Within the military, the rise of Turkic and Kurdish elites introduced new and destabilizing dynamics. Court accounts and biographical sources document the ascent of commanders such as Shirkuh and his nephew Saladin, whose growing power increasingly eclipsed that of the imams they nominally served. The palace, its gilded halls and lush courtyards now haunted by suspicion, became a battleground for rival factions. The once-disciplined Fatimid navy, whose shipyards had produced fleets of cedar and acacia, fell into neglect. Archaeological surveys of Red Sea ports reveal abandoned docks and silted harbors, a testament to the empire’s waning maritime power.
Oppression and violence marked these final decades. Contemporary sources record cycles of purges against suspected enemies, persecution of minority sects, and eruptions of urban unrest. The grandeur of Cairo’s palaces and mosques stood in stark contrast to the hardships endured by ordinary citizens—artisans and laborers who faced conscription, merchants whose goods were seized, and farmers driven from their land by banditry. In the countryside, where state authority had all but vanished, lawlessness flourished. Bandits preyed on caravans and villages, and the once-ordered network of irrigation canals fell into disrepair.
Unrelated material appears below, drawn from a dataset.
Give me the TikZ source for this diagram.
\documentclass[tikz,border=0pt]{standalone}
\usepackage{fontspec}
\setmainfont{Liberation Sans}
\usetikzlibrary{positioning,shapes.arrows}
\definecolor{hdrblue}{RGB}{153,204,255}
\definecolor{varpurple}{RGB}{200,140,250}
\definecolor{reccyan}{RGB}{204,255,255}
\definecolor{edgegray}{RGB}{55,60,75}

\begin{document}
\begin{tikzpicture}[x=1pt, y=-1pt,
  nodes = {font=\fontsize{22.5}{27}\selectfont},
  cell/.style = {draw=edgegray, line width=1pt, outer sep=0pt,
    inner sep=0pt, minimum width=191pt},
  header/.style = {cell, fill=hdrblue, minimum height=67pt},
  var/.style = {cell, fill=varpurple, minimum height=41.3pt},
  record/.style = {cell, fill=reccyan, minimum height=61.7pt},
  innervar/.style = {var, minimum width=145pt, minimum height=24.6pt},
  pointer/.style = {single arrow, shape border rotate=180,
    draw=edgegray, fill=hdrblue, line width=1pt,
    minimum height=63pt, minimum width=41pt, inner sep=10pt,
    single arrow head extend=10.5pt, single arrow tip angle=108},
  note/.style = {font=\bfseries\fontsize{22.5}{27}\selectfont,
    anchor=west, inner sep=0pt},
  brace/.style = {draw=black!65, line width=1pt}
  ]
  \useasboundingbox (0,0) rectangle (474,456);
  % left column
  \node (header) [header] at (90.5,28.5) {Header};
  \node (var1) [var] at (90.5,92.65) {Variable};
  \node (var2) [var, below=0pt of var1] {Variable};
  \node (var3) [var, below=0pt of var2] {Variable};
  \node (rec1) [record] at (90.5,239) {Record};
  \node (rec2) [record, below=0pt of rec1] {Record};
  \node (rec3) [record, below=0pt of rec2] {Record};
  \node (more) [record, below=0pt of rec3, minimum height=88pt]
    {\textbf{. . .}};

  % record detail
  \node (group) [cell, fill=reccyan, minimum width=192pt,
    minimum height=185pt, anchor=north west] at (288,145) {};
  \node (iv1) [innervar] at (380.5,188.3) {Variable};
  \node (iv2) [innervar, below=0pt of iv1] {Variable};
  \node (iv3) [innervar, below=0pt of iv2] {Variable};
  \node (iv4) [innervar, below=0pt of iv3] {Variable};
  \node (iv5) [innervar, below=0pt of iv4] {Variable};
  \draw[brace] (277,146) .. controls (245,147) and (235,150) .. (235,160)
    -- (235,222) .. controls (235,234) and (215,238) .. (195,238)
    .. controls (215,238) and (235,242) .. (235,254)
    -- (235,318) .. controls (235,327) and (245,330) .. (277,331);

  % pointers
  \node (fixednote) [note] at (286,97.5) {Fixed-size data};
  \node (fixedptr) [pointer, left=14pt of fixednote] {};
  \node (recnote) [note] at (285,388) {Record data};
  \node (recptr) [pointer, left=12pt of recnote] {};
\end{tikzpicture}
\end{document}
The final crisis arrived in 1171, when Saladin, acting as vizier, quietly deposed the last Fatimid caliph. The Friday sermon, the khutba, once proclaimed in the name of the imam, was now delivered in the name of the Sunni Abbasid caliph, signaling both a shift in religious legitimacy and the definitive end of the dynasty. After two and a half centuries, Fatimid rule had come to an end. Yet, in the silence that followed, the memory of their civilization lingered—in the stones of Cairo’s city walls, in the manuscripts preserved at al-Azhar, and in the enduring traditions of Isma‘ili communities. The legacy of the Fatimids, shaped by both splendor and struggle, would long outlast the empire itself, continuing to shape the societies and cultures that emerged in its wake.